Business and Financial Law

What Is a Governing Person in an LLC? Roles and Responsibilities Explained

Explore the roles, responsibilities, and decision-making powers of a governing person in an LLC, including their duties and how they differ from other roles.

Limited Liability Companies (LLCs) are a popular business structure due to their flexibility and protection of personal assets. Within this framework, certain individuals or entities take on key roles that influence the company’s operations and compliance with legal obligations. One such role is that of a governing person.

Understanding the role of a governing person in an LLC is essential, as it encompasses specific responsibilities and powers that shape the organization’s operations and accountability.

Position in LLC Structure

In an LLC, the governing person holds a key position that depends on the organizational structure and state regulations. They can be a member, manager, or an external individual appointed to oversee operations. The role is typically defined in the LLC’s operating agreement, which outlines their authority and responsibilities. This foundational document ensures clarity and alignment among all parties regarding obligations and rights.

In member-managed LLCs, the governing person is often a member actively participating in management. In manager-managed LLCs, they may be a non-member manager handling operations. This distinction determines their level of involvement in decision-making. The choice between member-managed or manager-managed structures depends on the LLC’s size, complexity, and members’ preferences.

Decision-Making Powers

The governing person’s decision-making authority is determined by the LLC’s structure and the operating agreement. This document specifies which decisions they can make independently and which require member consent. Routine operational decisions often fall within their scope, while major actions like mergers or amendments typically require member approval.

In member-managed LLCs, the governing person collaborates with other members on decisions related to contracts, finances, and operations. In manager-managed LLCs, the governing person, if a manager, has more autonomy to streamline management. This structure is advantageous for larger or more complex LLCs that require efficient decision-making. Acting as an executive, the governing person implements strategies and makes key decisions within the framework established by the members.

Liability and Duties

A governing person in an LLC carries fiduciary duties, including the duty of care and the duty of loyalty. The duty of care requires them to act prudently and diligently, making informed decisions in the best interest of the LLC. Negligence in this role can result in legal claims.

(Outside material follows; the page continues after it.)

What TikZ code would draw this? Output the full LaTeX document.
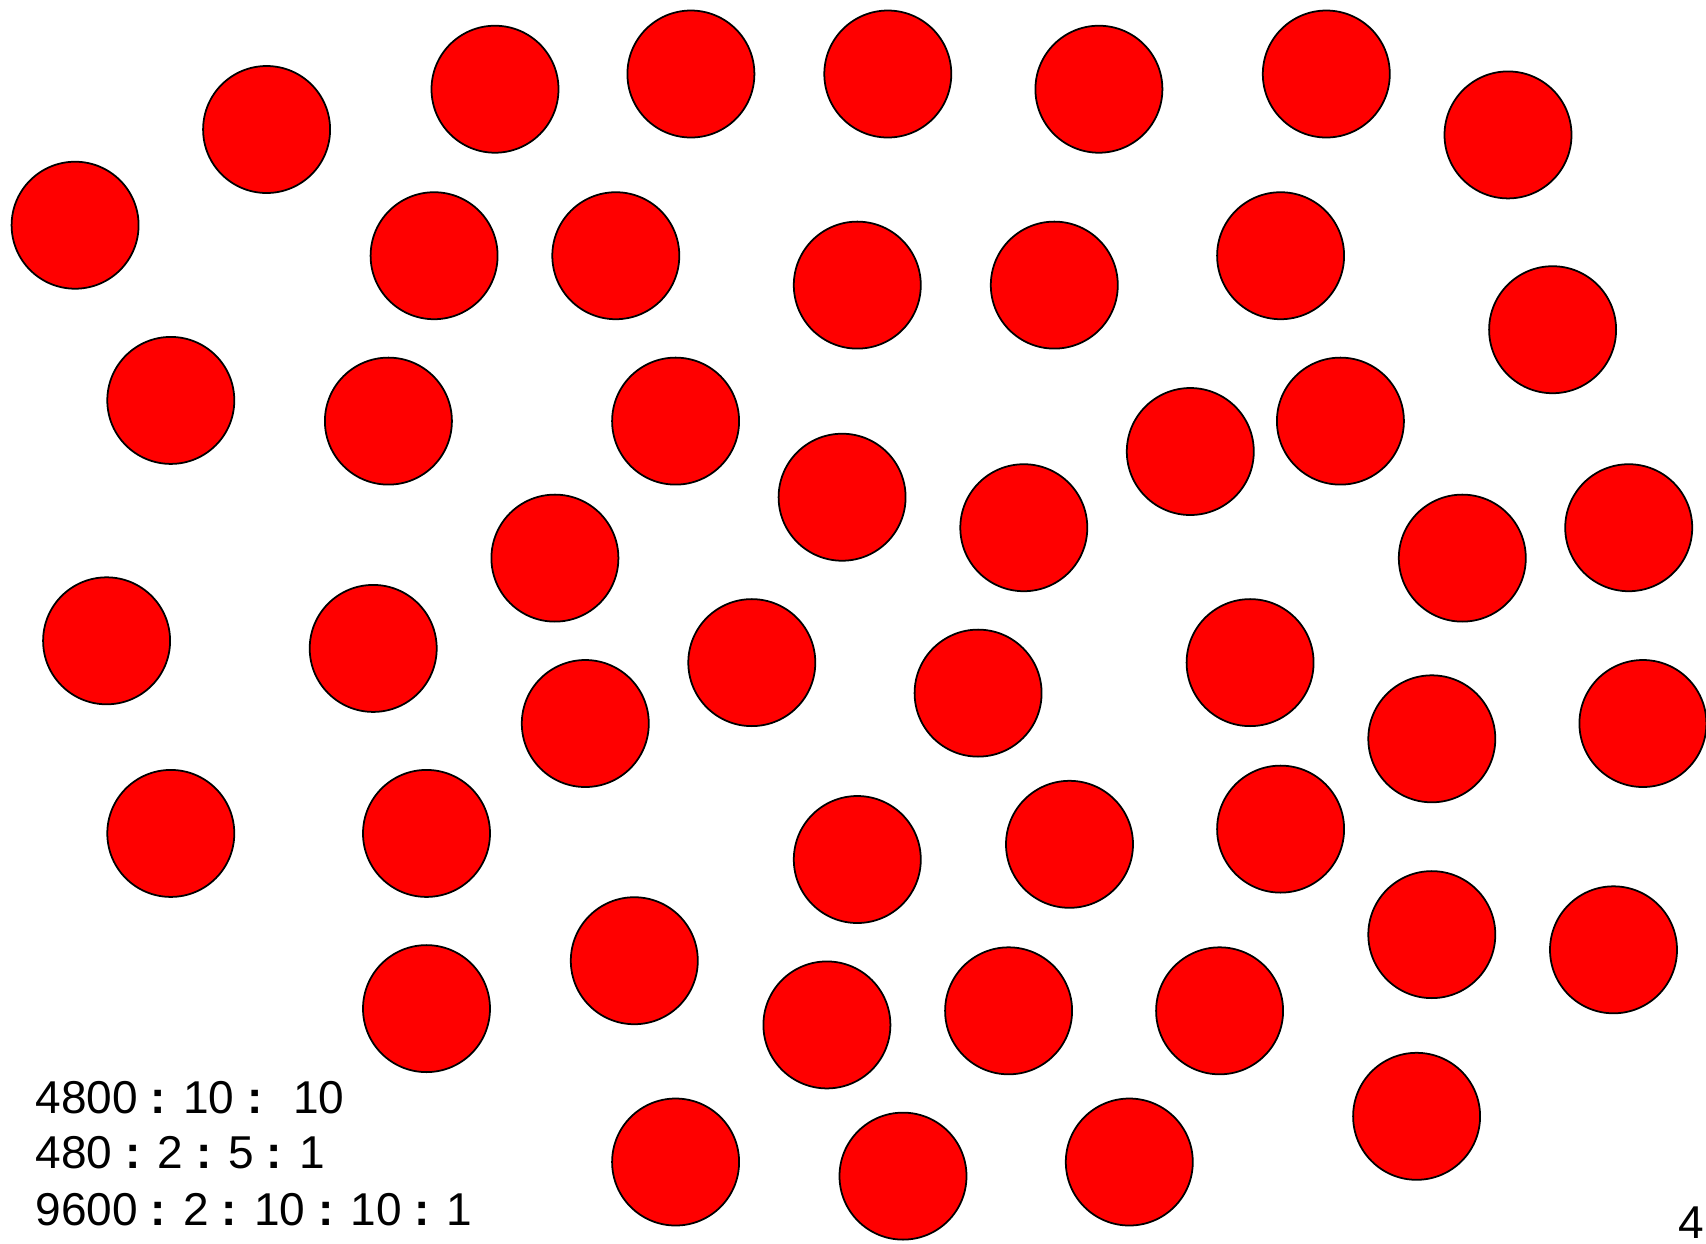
\documentclass[tikz,border=0pt]{standalone}
\usepackage{fontspec}
\setmainfont{Liberation Sans}
\usepackage{xcolor}
\usepackage{tikz}
\tikzset{
  redball/.style={circle, draw=black, fill=red, line width=0.5pt, minimum size=12.7mm, inner sep=0pt},
  ratiolabel/.style={anchor=base west, inner sep=0pt, font=\fontsize{13.1}{16}\selectfont}
}
\newcommand{\rc}{\textbf{:}}

\begin{document}
\begin{tikzpicture}[x=1cm, y=-1cm]
  \useasboundingbox (0,0) rectangle (17.06,12.43);
  % top rows
  \node[redball] (b1) at (0.751,2.252) {};
  \node[redball] (b2) at (2.666,1.295) {};
  \node[redball] (b3) at (4.950,0.892) {};
  \node[redball] (b4) at (6.909,0.740) {};
  \node[redball] (b5) at (8.878,0.740) {};
  \node[redball] (b6) at (10.989,0.892) {};
  \node[redball] (b7) at (13.263,0.740) {};
  \node[redball] (b8) at (15.080,1.349) {};
  \node[redball] (b9) at (4.341,2.557) {};
  \node[redball] (b10) at (6.158,2.557) {};
  \node[redball] (b11) at (8.573,2.851) {};
  \node[redball] (b12) at (10.543,2.851) {};
  \node[redball] (b13) at (12.806,2.557) {};
  \node[redball] (b14) at (15.526,3.297) {};
  \node[redball] (b15) at (1.708,4.004) {};
  \node[redball] (b16) at (3.884,4.211) {};
  \node[redball] (b17) at (6.756,4.211) {};
  \node[redball] (b18) at (11.903,4.515) {};
  \node[redball] (b19) at (13.404,4.211) {};
  \node[redball] (b20) at (8.421,4.972) {};
  \node[redball] (b21) at (10.238,5.277) {};
  \node[redball] (b22) at (5.549,5.581) {};
  \node[redball] (b23) at (14.623,5.581) {};
  \node[redball] (b24) at (16.287,5.277) {};
  % middle rows
  \node[redball] (b25) at (1.066,6.408) {};
  \node[redball] (b26) at (3.732,6.484) {};
  \node[redball] (b27) at (7.518,6.626) {};
  \node[redball] (b28) at (9.781,6.931) {};
  \node[redball] (b29) at (12.501,6.626) {};
  \node[redball] (b30) at (5.853,7.235) {};
  \node[redball] (b31) at (14.318,7.388) {};
  \node[redball] (b32) at (16.429,7.235) {};
  \node[redball] (b33) at (1.708,8.334) {};
  \node[redball] (b34) at (4.265,8.334) {};
  \node[redball] (b35) at (8.573,8.595) {};
  \node[redball] (b36) at (10.695,8.443) {};
  \node[redball] (b37) at (12.806,8.291) {};
  % bottom rows
  \node[redball] (b38) at (6.343,9.607) {};
  \node[redball] (b39) at (14.318,9.346) {};
  \node[redball] (b40) at (16.135,9.498) {};
  \node[redball] (b41) at (4.265,10.086) {};
  \node[redball] (b42) at (8.269,10.249) {};
  \node[redball] (b43) at (10.086,10.108) {};
  \node[redball] (b44) at (12.196,10.108) {};
  \node[redball] (b45) at (14.166,11.163) {};
  \node[redball] (b46) at (6.756,11.620) {};
  \node[redball] (b47) at (9.030,11.761) {};
  \node[redball] (b48) at (11.293,11.620) {};

  % ratios
  \node[ratiolabel] (ratioa) at (0.35,11.13) {4800 \rc{} 10 \rc\ \hspace{5pt}10};
  \node[ratiolabel] (ratiob) at (0.35,11.68) {480 \rc{} 2 \rc{} 5 \rc{} 1};
  \node[ratiolabel] (ratioc) at (0.35,12.25) {9600 \rc{} 2 \rc{} 10 \rc{} 10 \rc{} 1};
  \node[ratiolabel] (pagenum) at (16.78,12.38) {4};
\end{tikzpicture}
\end{document}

The duty of loyalty obligates the governing person to prioritize the LLC’s interests over personal gains, avoiding conflicts of interest and self-dealing. Breaches of this duty may lead to legal consequences, such as disgorgement of profits or damages. Additionally, they may have statutory obligations like ensuring compliance with state filing requirements and maintaining accurate records. Some states impose personal liability for specific issues, such as unpaid taxes or regulatory violations, emphasizing the need for strict compliance.

Appointment and Removal

The appointment and removal of a governing person are guided by the operating agreement and state laws. Appointing a governing person typically involves a formal vote or consensus among members, often requiring majority or supermajority approval. This ensures alignment with the LLC’s vision and goals. The agreement may also specify qualifications for the role to ensure the individual has the necessary expertise.

Removal may occur due to misconduct, breach of fiduciary duties, or changes in the LLC’s strategic direction. The operating agreement outlines the removal process, which often requires a member vote to protect the LLC’s interests and maintain stability.

Required Filings

A governing person is responsible for ensuring the LLC complies with required state filings to maintain good standing. These include annual reports, statements of information, and updates to the LLC’s articles of organization. Filing requirements and deadlines vary by state, making it essential to stay informed.

Changes in the LLC’s structure, such as management modifications, must also be reported to the state, often through amended articles of organization. Non-compliance can result in penalties, including fines or administrative dissolution. Staying diligent with filing obligations is critical to preserving the LLC’s legal standing and reputation.

Legal Protections and Limitations

While a governing person holds significant authority, they are also protected by the LLC’s limited liability shield, which generally prevents personal liability for the company’s debts or obligations. However, this protection is not absolute. Courts may “pierce the corporate veil” in cases involving fraud, commingling of personal and business assets, or failure to meet statutory requirements, such as maintaining proper records or filing necessary documents.

For instance, a governing person engaging in fraudulent activities, such as misrepresenting the LLC’s financial status to secure loans, could face personal liability. Certain state laws also impose personal liability for specific obligations, such as unpaid payroll taxes or environmental violations. Federal laws, including the Internal Revenue Code, hold individuals responsible for withholding and remitting employee taxes, with non-compliance resulting in severe penalties.

The governing person’s authority is also limited by the operating agreement and state statutes. Actions such as amending the articles of organization or dissolving the LLC typically require member approval unless explicitly authorized. Exceeding their authority can lead to legal disputes, including claims of breach of fiduciary duty. To mitigate risks, governing persons should seek legal counsel when making significant decisions and ensure their actions comply with the LLC’s governing documents and applicable laws.